While completing a masters in architecture from SCI-Arc, they decided to try their hand at 3D printing a birthday cake for a friend. Although the initial idea was unsuccessful, they did manage to top a birthday cupcake with their friend’s name lovingly 3D printed in a script of sugar. Using a mixture of water and alcohol, The Sugar Lab has created a process to reliably construct small scale sugar structures. As they tell it, “the process is fundamentally similar to other 3D printing applications, we’ve just optimized the process for resolution and strength with sugar, rather than with a standard 3D printing material.”
MOLD had an opportunity to speak with Liz about their design process in a short Q+A below:
MOLD: What are some of the most unusual requests you’ve had?
The Sugar Lab: Probably the most exciting project we’ve tackled yet is the one that we’re working on currently—we’re very excited to be collaborating with some seriously talented cake artists at Charm City Cakes in Hollywood to design a four-tiered wedding cake with a 3D printed sugar cakestand, and 3D printed sugar-tiers supporting cake tiers. It will be a traditional cake silhouette in which sugar plays anything but a traditional role. That’s an exciting part of 3D printing sugar for us—transforming sugar into a structural, sculptural medium that can start to define the form of the food instead of the other way around, and even to support it structurally.
What are the challenges of working with a material like sugar?
There definitely are design limitations. Sugar isn’t as strong as 3D printed plastic. For example, prints that are too top heavy could break under their own weight. Our backgrounds in architecture have helped us to develop design instincts for integrating structural and facade elements into single 3D printed sugar sculptures. There are also more secondary design elements related to 3D printing sugar like color, taste and surface texture that come into focus when you work with sugar. People have expectations about what food looks, tastes and feels like, and its really important to hit those notes, otherwise you have a cool design, but it might not look like dessert.
What type of 3D printer do you use? Did you have to “hack” it to print sugar?
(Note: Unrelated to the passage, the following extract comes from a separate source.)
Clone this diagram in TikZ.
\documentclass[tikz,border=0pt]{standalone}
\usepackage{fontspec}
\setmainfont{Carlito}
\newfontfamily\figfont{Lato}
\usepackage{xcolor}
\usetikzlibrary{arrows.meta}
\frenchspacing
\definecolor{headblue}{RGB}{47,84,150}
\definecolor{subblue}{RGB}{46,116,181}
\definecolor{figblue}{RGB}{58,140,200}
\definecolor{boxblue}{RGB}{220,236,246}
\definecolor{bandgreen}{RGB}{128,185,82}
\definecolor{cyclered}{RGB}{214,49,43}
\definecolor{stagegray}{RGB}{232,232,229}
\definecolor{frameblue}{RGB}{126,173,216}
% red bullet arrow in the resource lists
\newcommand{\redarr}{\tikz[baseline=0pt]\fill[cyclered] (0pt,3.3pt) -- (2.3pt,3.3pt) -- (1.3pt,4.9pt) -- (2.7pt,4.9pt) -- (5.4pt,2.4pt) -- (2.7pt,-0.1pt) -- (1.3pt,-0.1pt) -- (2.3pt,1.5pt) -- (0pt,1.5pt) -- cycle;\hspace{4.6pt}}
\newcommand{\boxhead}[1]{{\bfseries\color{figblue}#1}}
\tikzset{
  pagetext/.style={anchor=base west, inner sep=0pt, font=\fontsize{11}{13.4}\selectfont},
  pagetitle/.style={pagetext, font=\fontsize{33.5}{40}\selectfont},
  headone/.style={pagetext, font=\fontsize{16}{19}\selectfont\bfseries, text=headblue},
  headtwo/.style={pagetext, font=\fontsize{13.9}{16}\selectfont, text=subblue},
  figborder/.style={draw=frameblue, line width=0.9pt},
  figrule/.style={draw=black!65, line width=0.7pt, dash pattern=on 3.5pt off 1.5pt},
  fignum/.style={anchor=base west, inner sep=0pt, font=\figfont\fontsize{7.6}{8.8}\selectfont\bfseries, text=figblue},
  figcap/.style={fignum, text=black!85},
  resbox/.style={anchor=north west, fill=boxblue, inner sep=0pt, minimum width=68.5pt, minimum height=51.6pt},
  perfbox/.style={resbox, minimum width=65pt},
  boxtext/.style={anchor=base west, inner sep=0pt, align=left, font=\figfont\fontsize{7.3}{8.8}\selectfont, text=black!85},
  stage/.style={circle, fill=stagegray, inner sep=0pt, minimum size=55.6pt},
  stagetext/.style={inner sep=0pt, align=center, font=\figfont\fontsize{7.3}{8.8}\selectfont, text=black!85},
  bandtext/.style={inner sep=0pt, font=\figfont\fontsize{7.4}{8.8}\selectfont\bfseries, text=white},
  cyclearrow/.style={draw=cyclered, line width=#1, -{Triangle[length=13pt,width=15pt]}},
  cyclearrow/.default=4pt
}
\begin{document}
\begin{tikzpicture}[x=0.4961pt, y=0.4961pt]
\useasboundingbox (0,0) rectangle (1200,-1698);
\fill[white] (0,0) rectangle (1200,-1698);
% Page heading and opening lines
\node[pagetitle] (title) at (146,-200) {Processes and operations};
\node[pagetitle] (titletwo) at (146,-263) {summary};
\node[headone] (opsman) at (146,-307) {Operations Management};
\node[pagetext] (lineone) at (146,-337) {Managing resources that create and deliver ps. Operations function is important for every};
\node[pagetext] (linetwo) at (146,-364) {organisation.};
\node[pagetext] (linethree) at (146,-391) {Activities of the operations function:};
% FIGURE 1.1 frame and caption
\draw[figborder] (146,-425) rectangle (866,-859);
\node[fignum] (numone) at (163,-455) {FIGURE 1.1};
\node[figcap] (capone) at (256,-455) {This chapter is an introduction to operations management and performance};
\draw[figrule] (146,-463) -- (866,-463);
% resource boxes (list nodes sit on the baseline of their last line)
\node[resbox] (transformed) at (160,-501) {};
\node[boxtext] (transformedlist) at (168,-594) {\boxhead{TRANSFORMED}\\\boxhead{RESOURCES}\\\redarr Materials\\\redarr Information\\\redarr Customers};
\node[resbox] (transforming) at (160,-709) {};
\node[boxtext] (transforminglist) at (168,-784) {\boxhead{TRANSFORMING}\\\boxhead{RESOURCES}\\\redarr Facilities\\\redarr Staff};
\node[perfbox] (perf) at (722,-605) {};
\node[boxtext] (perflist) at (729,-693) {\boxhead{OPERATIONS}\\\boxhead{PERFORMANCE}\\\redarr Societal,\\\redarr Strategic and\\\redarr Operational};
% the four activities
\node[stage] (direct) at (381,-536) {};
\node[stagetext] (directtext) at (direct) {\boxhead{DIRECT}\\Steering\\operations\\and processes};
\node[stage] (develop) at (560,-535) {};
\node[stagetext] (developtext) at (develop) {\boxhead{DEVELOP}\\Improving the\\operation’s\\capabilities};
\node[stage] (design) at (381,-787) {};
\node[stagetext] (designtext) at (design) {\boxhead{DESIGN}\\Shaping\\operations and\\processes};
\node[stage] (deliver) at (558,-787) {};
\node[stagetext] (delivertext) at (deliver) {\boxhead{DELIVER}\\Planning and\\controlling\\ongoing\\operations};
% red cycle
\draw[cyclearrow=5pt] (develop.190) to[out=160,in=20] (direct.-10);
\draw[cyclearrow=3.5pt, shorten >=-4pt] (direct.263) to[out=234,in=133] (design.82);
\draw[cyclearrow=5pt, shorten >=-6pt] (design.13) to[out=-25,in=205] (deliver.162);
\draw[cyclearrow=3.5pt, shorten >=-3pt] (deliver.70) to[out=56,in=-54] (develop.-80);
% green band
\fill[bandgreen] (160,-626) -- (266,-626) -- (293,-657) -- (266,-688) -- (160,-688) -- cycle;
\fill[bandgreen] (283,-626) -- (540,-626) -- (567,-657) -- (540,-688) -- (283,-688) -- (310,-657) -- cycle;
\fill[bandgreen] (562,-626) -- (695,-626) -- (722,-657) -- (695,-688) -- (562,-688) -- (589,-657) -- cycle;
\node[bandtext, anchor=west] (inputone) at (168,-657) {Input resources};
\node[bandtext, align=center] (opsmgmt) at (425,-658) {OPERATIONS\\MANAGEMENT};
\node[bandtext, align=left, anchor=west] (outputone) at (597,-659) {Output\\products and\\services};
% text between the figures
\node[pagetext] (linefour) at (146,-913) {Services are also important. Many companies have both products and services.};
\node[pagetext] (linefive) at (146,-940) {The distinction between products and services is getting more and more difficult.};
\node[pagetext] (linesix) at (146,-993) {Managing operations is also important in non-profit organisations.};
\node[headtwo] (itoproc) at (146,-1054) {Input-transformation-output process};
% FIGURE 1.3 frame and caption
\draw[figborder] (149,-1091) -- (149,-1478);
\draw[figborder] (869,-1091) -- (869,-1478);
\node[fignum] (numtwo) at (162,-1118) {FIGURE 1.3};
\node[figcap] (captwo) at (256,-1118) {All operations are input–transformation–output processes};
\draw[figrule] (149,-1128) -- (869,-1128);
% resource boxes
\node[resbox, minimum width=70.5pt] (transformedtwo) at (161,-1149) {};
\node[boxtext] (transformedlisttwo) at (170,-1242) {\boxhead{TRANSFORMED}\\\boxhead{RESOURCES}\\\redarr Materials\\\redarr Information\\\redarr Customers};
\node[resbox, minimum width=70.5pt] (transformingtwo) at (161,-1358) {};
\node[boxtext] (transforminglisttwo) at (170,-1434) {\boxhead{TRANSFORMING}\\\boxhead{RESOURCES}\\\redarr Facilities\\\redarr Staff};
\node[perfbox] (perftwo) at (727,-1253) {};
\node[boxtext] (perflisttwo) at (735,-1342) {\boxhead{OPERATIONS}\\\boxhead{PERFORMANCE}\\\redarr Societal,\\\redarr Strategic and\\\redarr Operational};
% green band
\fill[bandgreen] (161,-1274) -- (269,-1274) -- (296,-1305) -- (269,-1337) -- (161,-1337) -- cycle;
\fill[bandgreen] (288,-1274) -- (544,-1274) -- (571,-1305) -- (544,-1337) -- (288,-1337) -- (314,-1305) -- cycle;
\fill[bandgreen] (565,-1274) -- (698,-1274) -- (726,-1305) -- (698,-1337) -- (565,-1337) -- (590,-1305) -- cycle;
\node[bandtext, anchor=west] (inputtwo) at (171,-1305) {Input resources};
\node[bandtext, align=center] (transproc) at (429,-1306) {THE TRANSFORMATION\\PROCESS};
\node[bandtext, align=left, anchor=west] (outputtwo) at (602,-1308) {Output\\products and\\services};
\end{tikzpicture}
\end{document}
If you’ve ever made frosting and left the mixing bowl in the sink overnight, you know that moistened sugar gets quite hard. That’s the underlying concept of 3D printing with sugar. We use a mixture of water and alcohol, applied very precisely in a layer-wise manner, to selectively wet and harden the sugar substrate. The process is fundamentally similar to other 3D printing applications, we’ve just optimized the process for resolution and strength with sugar, rather than with a standard 3D printing material.
How have your backgrounds in architecture helped you think about The Sugar Lab?
Kyle and I both have backgrounds in molecular biology, but about five years ago we decided to transition to architecture, and we graduated from SCI_arc this past fall with Masters of Architecture. SCI_arc makes it a point to embrace emerging technologies as design tools, and that institutional stance meant that we were exposed to a lot of really cool technology during our time there, and we were encouraged to use it in novel ways. Throughout graduate school both Kyle and I were fascinated by free form fabrication in general, and unorthodox 3D printing configurations and materials in particular. Our graduate thesis, although it had nothing to do with sugar, centered on the development of a novel fabrication system. Our shared curiosity for the range and utility of 3D printing definitely contributed to our interest in applying the technology to the genre of food.